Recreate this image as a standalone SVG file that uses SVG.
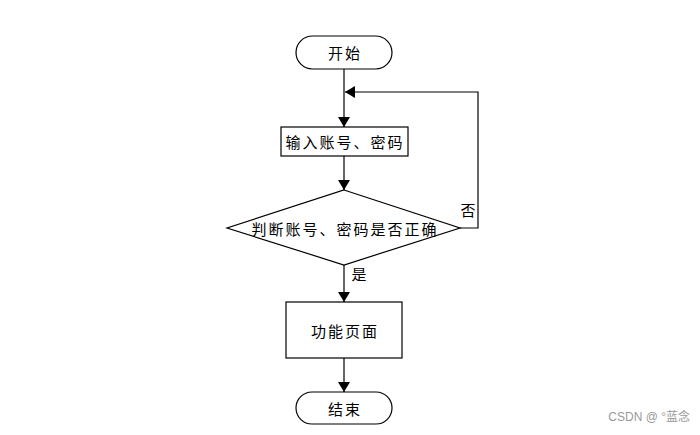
★ ★ ★ ★
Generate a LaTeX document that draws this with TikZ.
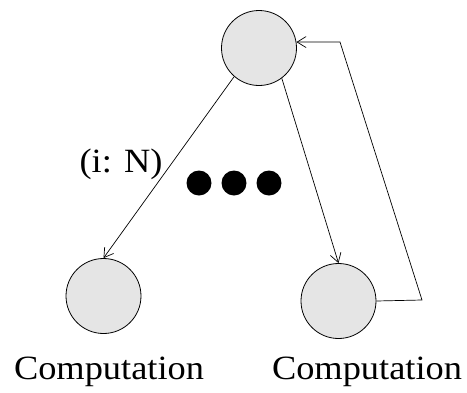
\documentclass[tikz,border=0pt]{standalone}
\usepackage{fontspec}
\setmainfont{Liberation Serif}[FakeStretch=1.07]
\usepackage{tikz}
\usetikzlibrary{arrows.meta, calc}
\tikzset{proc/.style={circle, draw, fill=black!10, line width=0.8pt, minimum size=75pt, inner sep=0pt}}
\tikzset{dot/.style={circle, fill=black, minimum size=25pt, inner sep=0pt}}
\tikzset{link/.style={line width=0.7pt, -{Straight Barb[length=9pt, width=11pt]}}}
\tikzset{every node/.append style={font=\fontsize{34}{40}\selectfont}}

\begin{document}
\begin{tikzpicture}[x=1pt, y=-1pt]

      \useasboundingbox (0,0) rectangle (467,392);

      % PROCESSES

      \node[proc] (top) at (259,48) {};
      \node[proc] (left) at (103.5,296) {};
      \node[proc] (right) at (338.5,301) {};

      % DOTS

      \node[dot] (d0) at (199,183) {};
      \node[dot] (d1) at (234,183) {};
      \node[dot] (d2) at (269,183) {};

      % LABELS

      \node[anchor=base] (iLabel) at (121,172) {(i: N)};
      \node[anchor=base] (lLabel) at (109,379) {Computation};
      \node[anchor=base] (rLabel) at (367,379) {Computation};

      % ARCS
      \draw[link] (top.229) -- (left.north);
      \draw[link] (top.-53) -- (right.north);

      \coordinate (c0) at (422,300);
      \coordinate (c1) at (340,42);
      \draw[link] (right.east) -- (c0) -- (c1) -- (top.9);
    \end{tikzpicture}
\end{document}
★ ★ ★ ★
Given request -
Copy out each line of the data where the string "standalone" appears.

Task response -
Recreate this image as a standalone SVG file that uses SVG.
\documentclass[tikz,border=0pt]{standalone}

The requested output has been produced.